Syria this week said that it would resort to importing more crude oil as US sanctions on Iran continue to cause supply issues.

Speaking to Parliament, Prime Minister Hussein Arnous did not indicate the planned source of extra supplies, but he noted that 1.2mn tonnes (8.8mn barrels) had been imported since mid-2020, adding that the imported crude plus other petroleum products had cost around $820mn.

“We have become dependent on imported oil and we have used up foreign currency in large amounts to pay for petroleum products,” he said.

Syria is home to proven reserves of 2.5bn barrels of oil and 241bn cubic metres of gas, with Arnous estimating current output running at just 20,000 barrels per day (bpd). Before civil war broke out in 2011 production was around 400,000 bpd.
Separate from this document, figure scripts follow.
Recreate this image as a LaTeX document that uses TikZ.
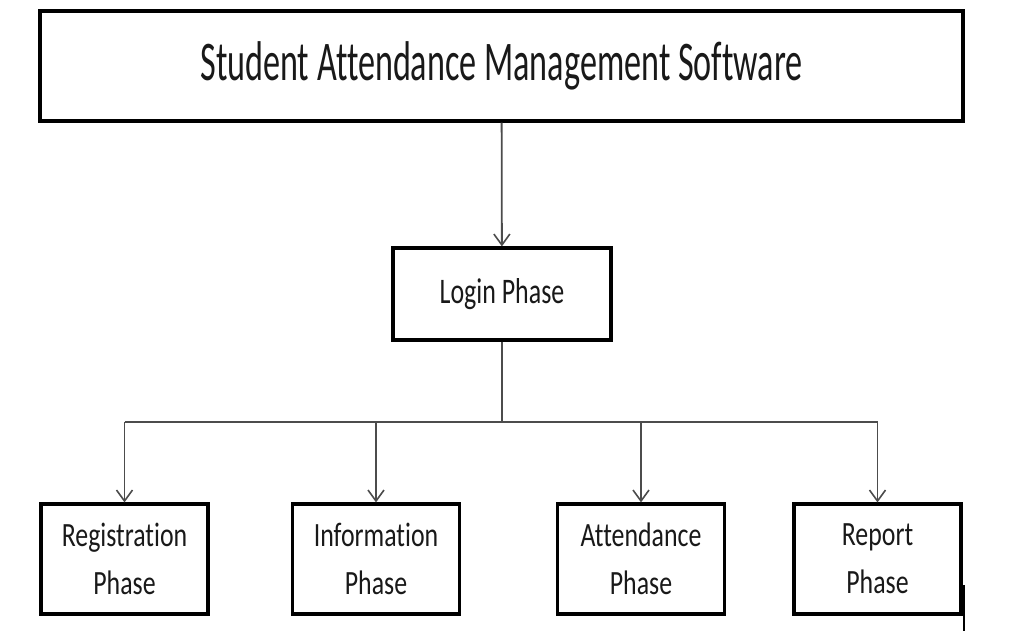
\documentclass[tikz,border=0pt]{standalone}
\usepackage{fontspec}
\setmainfont[FakeStretch=0.61,Ligatures=CommonOff]{Carlito}
\newfontfamily\loginfont[FakeStretch=0.72,Ligatures=CommonOff]{Carlito}
\newfontfamily\subfont[FakeStretch=0.76,Ligatures=CommonOff]{Carlito}
\usetikzlibrary{arrows.meta,positioning}
\tikzset{
  phase/.style={draw,rectangle,line width=3.2pt,text=black!90,align=center,
    inner sep=0pt},
  mainbox/.style={phase,minimum width=923pt,minimum height=110pt,
    font=\fontsize{56}{60}\selectfont},
  loginbox/.style={phase,minimum width=218pt,minimum height=92pt,
    font=\loginfont\fontsize{36}{40}\selectfont},
  subbox/.style={phase,minimum width=167pt,minimum height=110pt,
    font=\subfont\fontsize{34}{48}\selectfont},
  link/.style={draw=black!70,line width=1.8pt},
  flow/.style={link,-{Straight Barb[length=11pt,width=16pt,line width=1.6pt]}}
}
\begin{document}
\begin{tikzpicture}[x=1pt,y=-1pt]
  \useasboundingbox (0,0) rectangle (1034,631);

  \node[mainbox] (sams) at (501.5,66) {Student Attendance Management Software};
  \node[loginbox] (login) at (502,294) {Login Phase};

  \node[subbox] (reg)  at (124.5,559) {Registration\\Phase};
  \node[subbox] (info) at (376,559)   {Information\\Phase};
  \node[subbox] (att)  at (641,559)   {Attendance\\Phase};
  \node[subbox] (rep)  at (877.5,559) {Report\\Phase};

  \coordinate (bus) at (login.south |- 0,422);

  \path[flow] (sams) -- (login);
  \path[link] (login) -- (bus);
  \path[link] (reg.north |- bus) -- (rep.north |- bus);
  \foreach \p in {reg,info,att,rep}
    \path[flow] (\p.north |- bus) -- (\p.north);

  % stray mark at the lower right
  \coordinate (marktop) at (964,585);
  \coordinate (markend) at (964,631);
  \draw[line width=2.5pt] (marktop) -- (markend);
\end{tikzpicture}
\end{document}
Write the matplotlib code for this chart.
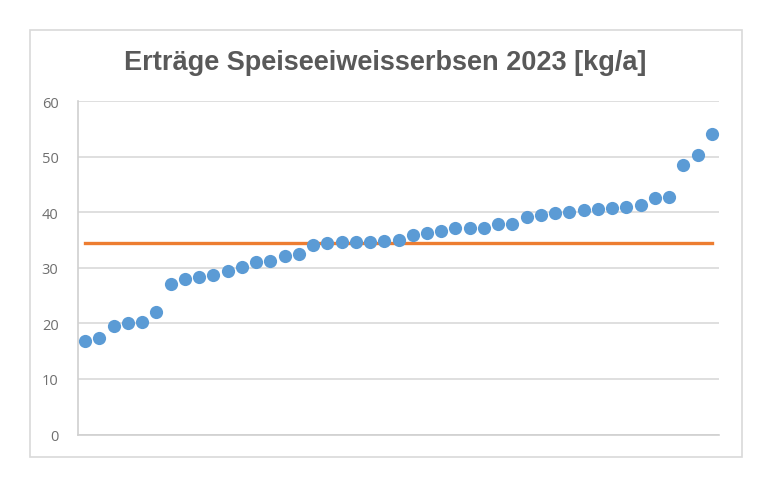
import matplotlib.pyplot as plt
from matplotlib.patches import Rectangle

# Werte (sortiert)
ertraege = [16.9, 17.4, 19.6, 20.1, 20.3, 22.0, 27.0, 27.9, 28.3, 28.7,
            29.5, 30.2, 31.0, 31.3, 32.1, 32.5, 34.1, 34.4, 34.6, 34.7,
            34.7, 34.9, 35.0, 35.9, 36.2, 36.6, 37.1, 37.2, 37.2, 37.8,
            37.8, 39.2, 39.5, 39.8, 40.0, 40.3, 40.5, 40.7, 40.9, 41.2,
            42.6, 42.7, 48.5, 50.3, 54.1]
mittel = [34.5] * len(ertraege)
betriebe = list(range(1, len(ertraege) + 1))
y_ticks = [0, 10, 20, 30, 40, 50, 60]
titel = 'Erträge Speiseeiweisserbsen 2023 [kg/a]'

W, H = 769, 489
fig = plt.figure(figsize=(W / 100, H / 100), dpi=100)

# Rahmen des Diagramms
fig.patches.append(Rectangle((30 / W, 1 - 458 / H), 712 / W, 427 / H,
                             transform=fig.transFigure, fill=False,
                             edgecolor='#d9d9d9', linewidth=1.2))

ax = fig.add_axes([78 / W, 1 - 435.5 / H, 641 / W, 333.5 / H])
ax.plot(betriebe, mittel, color='#ed7d31', linewidth=2.4, zorder=2)
ax.plot(betriebe, ertraege, linestyle='none', marker='o', markersize=9.5,
        color='#5b9bd5', markeredgewidth=0, zorder=3)

ax.set_xlim(0.5, len(ertraege) + 0.5)
ax.set_ylim(0, 60)
ax.set_yticks(y_ticks)
ax.set_yticklabels([str(t) for t in y_ticks], fontsize=10.5, color='#6f6f6f',
                   family='Open Sans')
ax.set_xticks([])
ax.tick_params(axis='y', length=0, pad=14)
ax.grid(axis='y', color='#d9d9d9', linewidth=1.2)
ax.set_axisbelow(True)
for s in ['top', 'right']:
    ax.spines[s].set_visible(False)
for s in ['left', 'bottom']:
    ax.spines[s].set_color('#d0d0d0')
    ax.spines[s].set_linewidth(1.2)

fig.text(385 / W, 1 - 63 / H, titel, ha='center', va='center',
         fontsize=19.5, fontweight='bold', color='#595959',
         family='Liberation Sans')

fig.savefig('out.png', dpi=100, facecolor='white')
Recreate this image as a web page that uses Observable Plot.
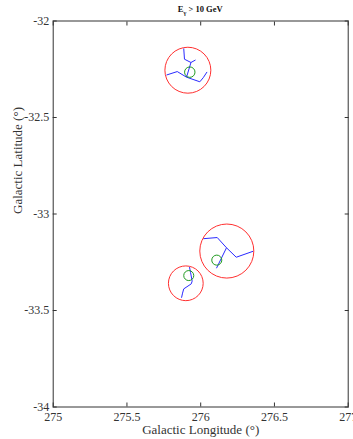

Numbers for gas are less clear, but the most recent verified data, from 2015, showed output of 7.73mn cubic metres per day of dry natural gas, and more recent estimates are just 3.4 mcm per day.

The prime minister noted that around 400,000 bpd had been lost from fields in the north-east of the country that are now under the control of the US-backed Syrian Democratic Force (SDF).

The SDF brought the Tanak oilfield back on stream in August 2018, roughly a year after it and the US-backed YPG took the control of the asset from IS fighters.

Tanak, Syria’s second-largest oilfield, is located east of the River Euphrates, near Omar, which is the country’s top oil asset. Tanak’s 150 existing wells are thought to be capable of 40,000 bpd of production, but information about the asset’s condition has not been forthcoming since the SDF retook the field in November 2017. Local media outlet Zaman Al Wasl quoted sources at the time as saying that the oil from Tanak was being supplied to the Syrian regime.

The SDF has held control over the country’s largest oilfields, including Omar, the largest, Ward, Kewari, Jafra, Jarnuf, Azrak, Kahar, Afra, Sueytat and Galban. Omar had been producing around 30,000 bpd prior to the Syrian Civil War, but was in the hands of IS from mid-2011 until October 2017.